====== Data for the task ======

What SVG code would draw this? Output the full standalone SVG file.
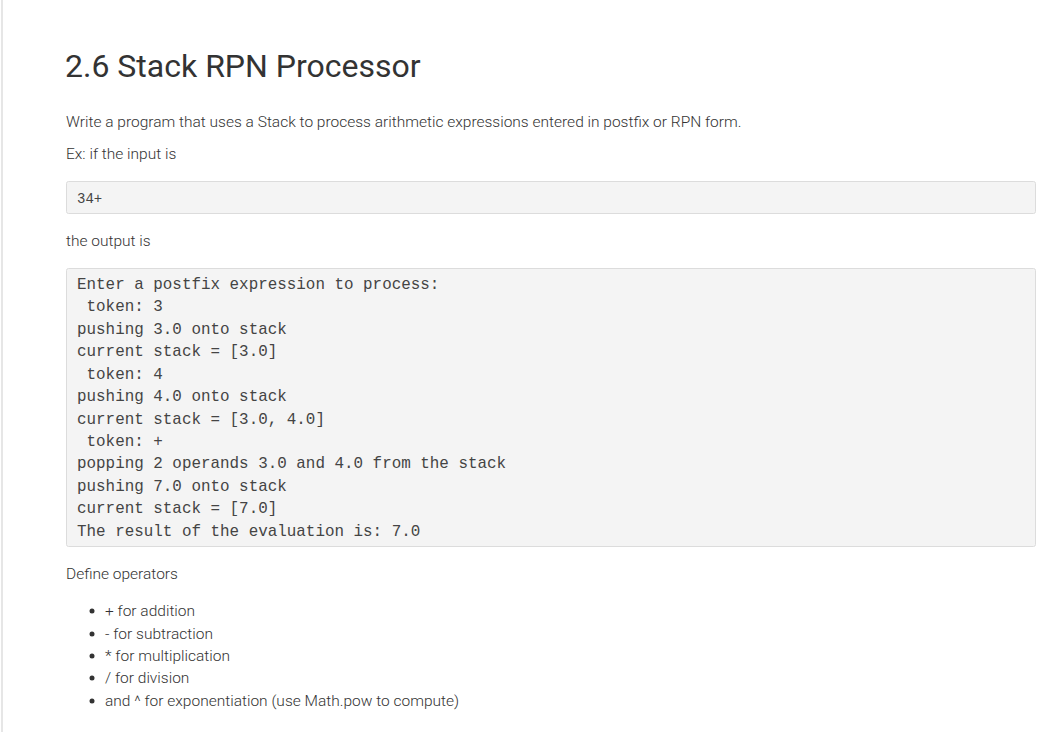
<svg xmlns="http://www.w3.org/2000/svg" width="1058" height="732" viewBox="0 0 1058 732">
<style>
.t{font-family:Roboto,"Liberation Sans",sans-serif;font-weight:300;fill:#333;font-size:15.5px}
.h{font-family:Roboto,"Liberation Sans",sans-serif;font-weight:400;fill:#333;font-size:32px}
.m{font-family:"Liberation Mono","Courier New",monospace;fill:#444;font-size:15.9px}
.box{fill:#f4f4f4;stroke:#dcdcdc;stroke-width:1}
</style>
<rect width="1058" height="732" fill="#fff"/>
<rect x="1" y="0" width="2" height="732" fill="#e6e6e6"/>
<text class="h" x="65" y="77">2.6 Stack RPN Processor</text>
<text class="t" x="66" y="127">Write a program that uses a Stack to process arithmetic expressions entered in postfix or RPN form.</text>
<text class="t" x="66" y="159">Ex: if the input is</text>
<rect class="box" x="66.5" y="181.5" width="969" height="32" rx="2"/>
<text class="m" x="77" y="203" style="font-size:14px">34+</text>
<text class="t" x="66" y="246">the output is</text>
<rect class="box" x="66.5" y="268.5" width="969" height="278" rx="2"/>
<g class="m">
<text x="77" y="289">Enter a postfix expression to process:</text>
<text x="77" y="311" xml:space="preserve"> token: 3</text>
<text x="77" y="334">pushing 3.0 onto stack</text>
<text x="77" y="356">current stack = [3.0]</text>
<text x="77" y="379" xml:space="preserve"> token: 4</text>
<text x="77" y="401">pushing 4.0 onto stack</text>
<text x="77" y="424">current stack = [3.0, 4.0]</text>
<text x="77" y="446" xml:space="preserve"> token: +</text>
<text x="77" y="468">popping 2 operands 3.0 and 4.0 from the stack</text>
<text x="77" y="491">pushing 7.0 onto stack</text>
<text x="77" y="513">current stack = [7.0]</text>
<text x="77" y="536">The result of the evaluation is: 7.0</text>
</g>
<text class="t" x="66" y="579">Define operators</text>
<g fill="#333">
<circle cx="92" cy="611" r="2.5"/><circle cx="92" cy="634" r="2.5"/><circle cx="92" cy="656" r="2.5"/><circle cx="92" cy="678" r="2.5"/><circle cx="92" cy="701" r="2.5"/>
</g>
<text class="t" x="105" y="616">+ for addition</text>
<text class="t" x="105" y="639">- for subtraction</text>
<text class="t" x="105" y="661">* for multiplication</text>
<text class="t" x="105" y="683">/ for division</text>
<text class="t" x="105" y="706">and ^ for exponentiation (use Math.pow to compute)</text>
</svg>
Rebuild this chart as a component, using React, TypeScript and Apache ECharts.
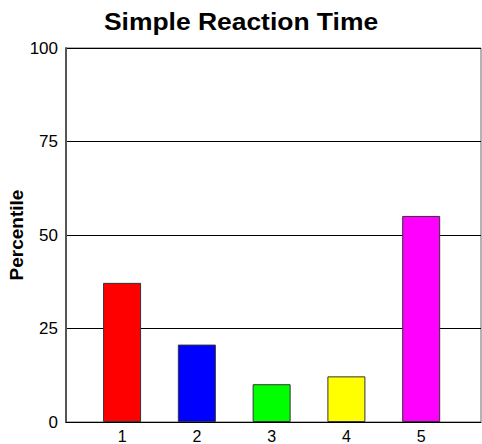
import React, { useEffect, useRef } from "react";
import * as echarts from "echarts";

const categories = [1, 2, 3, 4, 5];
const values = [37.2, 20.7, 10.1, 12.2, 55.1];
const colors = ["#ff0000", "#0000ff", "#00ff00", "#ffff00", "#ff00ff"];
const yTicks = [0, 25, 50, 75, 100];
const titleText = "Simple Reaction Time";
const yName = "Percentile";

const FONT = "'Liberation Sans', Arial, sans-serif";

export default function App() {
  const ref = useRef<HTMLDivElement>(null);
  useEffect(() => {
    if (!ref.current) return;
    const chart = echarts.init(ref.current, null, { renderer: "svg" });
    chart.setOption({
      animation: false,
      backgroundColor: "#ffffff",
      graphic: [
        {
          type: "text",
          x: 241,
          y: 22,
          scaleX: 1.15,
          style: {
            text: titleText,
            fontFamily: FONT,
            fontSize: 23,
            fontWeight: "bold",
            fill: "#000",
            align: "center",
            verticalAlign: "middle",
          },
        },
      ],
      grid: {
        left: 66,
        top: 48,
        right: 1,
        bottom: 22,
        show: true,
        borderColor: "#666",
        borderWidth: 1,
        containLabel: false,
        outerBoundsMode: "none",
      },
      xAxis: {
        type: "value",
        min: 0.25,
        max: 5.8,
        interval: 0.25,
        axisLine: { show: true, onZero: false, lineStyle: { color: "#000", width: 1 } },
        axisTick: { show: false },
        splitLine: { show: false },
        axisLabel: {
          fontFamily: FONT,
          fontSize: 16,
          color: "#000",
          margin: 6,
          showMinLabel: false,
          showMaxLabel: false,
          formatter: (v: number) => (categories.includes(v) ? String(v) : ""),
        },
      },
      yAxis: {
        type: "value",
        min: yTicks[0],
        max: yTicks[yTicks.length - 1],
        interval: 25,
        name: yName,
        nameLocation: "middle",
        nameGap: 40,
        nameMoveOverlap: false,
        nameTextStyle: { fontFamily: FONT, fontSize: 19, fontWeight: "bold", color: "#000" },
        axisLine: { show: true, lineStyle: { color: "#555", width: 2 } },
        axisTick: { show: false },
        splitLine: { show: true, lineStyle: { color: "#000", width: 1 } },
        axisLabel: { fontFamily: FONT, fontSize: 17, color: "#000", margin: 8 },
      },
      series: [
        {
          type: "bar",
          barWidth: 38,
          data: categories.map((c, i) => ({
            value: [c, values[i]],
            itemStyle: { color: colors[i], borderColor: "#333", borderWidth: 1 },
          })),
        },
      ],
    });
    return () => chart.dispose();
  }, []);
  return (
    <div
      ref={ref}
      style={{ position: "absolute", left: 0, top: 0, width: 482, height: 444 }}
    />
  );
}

======

Set task: Leave the pictures out and write out every entry exactly as given.

Response for this exercise:
What SVG code would draw this? Output the full standalone SVG file.
<svg xmlns="http://www.w3.org/2000/svg" width="1058" height="732" viewBox="0 0 1058 732">
<style>
.t{font-family:Roboto,"Liberation Sans",sans-serif;font-weight:300;fill:#333;font-size:15.5px}
.h{font-family:Roboto,"Liberation Sans",sans-serif;font-weight:400;fill:#333;font-size:32px}
.m{font-family:"Liberation Mono","Courier New",monospace;fill:#444;font-size:15.9px}
.box{fill:#f4f4f4;stroke:#dcdcdc;stroke-width:1}
</style>
<rect width="1058" height="732" fill="#fff"/>
<rect x="1" y="0" width="2" height="732" fill="#e6e6e6"/>
<text class="h" x="65" y="77">2.6 Stack RPN Processor</text>
<text class="t" x="66" y="127">Write a program that uses a Stack to process arithmetic expressions entered in postfix or RPN form.</text>
<text class="t" x="66" y="159">Ex: if the input is</text>
<rect class="box" x="66.5" y="181.5" width="969" height="32" rx="2"/>
<text class="m" x="77" y="203" style="font-size:14px">34+</text>
<text class="t" x="66" y="246">the output is</text>
<rect class="box" x="66.5" y="268.5" width="969" height="278" rx="2"/>
<g class="m">
<text x="77" y="289">Enter a postfix expression to process:</text>
<text x="77" y="311" xml:space="preserve"> token: 3</text>
<text x="77" y="334">pushing 3.0 onto stack</text>
<text x="77" y="356">current stack = [3.0]</text>
<text x="77" y="379" xml:space="preserve"> token: 4</text>
<text x="77" y="401">pushing 4.0 onto stack</text>
<text x="77" y="424">current stack = [3.0, 4.0]</text>
<text x="77" y="446" xml:space="preserve"> token: +</text>
<text x="77" y="468">popping 2 operands 3.0 and 4.0 from the stack</text>
<text x="77" y="491">pushing 7.0 onto stack</text>
<text x="77" y="513">current stack = [7.0]</text>
<text x="77" y="536">The result of the evaluation is: 7.0</text>
</g>
<text class="t" x="66" y="579">Define operators</text>
<g fill="#333">
<circle cx="92" cy="611" r="2.5"/><circle cx="92" cy="634" r="2.5"/><circle cx="92" cy="656" r="2.5"/><circle cx="92" cy="678" r="2.5"/><circle cx="92" cy="701" r="2.5"/>
</g>
<text class="t" x="105" y="616">+ for addition</text>
<text class="t" x="105" y="639">- for subtraction</text>
<text class="t" x="105" y="661">* for multiplication</text>
<text class="t" x="105" y="683">/ for division</text>
<text class="t" x="105" y="706">and ^ for exponentiation (use Math.pow to compute)</text>
</svg>
Rebuild this chart as a component, using React, TypeScript and Apache ECharts.
import React, { useEffect, useRef } from "react";
import * as echarts from "echarts";

const categories = [1, 2, 3, 4, 5];
const values = [37.2, 20.7, 10.1, 12.2, 55.1];
const colors = ["#ff0000", "#0000ff", "#00ff00", "#ffff00", "#ff00ff"];
const yTicks = [0, 25, 50, 75, 100];
const titleText = "Simple Reaction Time";
const yName = "Percentile";

const FONT = "'Liberation Sans', Arial, sans-serif";

export default function App() {
  const ref = useRef<HTMLDivElement>(null);
  useEffect(() => {
    if (!ref.current) return;
    const chart = echarts.init(ref.current, null, { renderer: "svg" });
    chart.setOption({
      animation: false,
      backgroundColor: "#ffffff",
      graphic: [
        {
          type: "text",
          x: 241,
          y: 22,
          scaleX: 1.15,
          style: {
            text: titleText,
            fontFamily: FONT,
            fontSize: 23,
            fontWeight: "bold",
            fill: "#000",
            align: "center",
            verticalAlign: "middle",
          },
        },
      ],
      grid: {
        left: 66,
        top: 48,
        right: 1,
        bottom: 22,
        show: true,
        borderColor: "#666",
        borderWidth: 1,
        containLabel: false,
        outerBoundsMode: "none",
      },
      xAxis: {
        type: "value",
        min: 0.25,
        max: 5.8,
        interval: 0.25,
        axisLine: { show: true, onZero: false, lineStyle: { color: "#000", width: 1 } },
        axisTick: { show: false },
        splitLine: { show: false },
        axisLabel: {
          fontFamily: FONT,
          fontSize: 16,
          color: "#000",
          margin: 6,
          showMinLabel: false,
          showMaxLabel: false,
          formatter: (v: number) => (categories.includes(v) ? String(v) : ""),
        },
      },
      yAxis: {
        type: "value",
        min: yTicks[0],
        max: yTicks[yTicks.length - 1],
        interval: 25,
        name: yName,
        nameLocation: "middle",
        nameGap: 40,
        nameMoveOverlap: false,
        nameTextStyle: { fontFamily: FONT, fontSize: 19, fontWeight: "bold", color: "#000" },
        axisLine: { show: true, lineStyle: { color: "#555", width: 2 } },
        axisTick: { show: false },
        splitLine: { show: true, lineStyle: { color: "#000", width: 1 } },
        axisLabel: { fontFamily: FONT, fontSize: 17, color: "#000", margin: 8 },
      },
      series: [
        {
          type: "bar",
          barWidth: 38,
          data: categories.map((c, i) => ({
            value: [c, values[i]],
            itemStyle: { color: colors[i], borderColor: "#333", borderWidth: 1 },
          })),
        },
      ],
    });
    return () => chart.dispose();
  }, []);
  return (
    <div
      ref={ref}
      style={{ position: "absolute", left: 0, top: 0, width: 482, height: 444 }}
    />
  );
}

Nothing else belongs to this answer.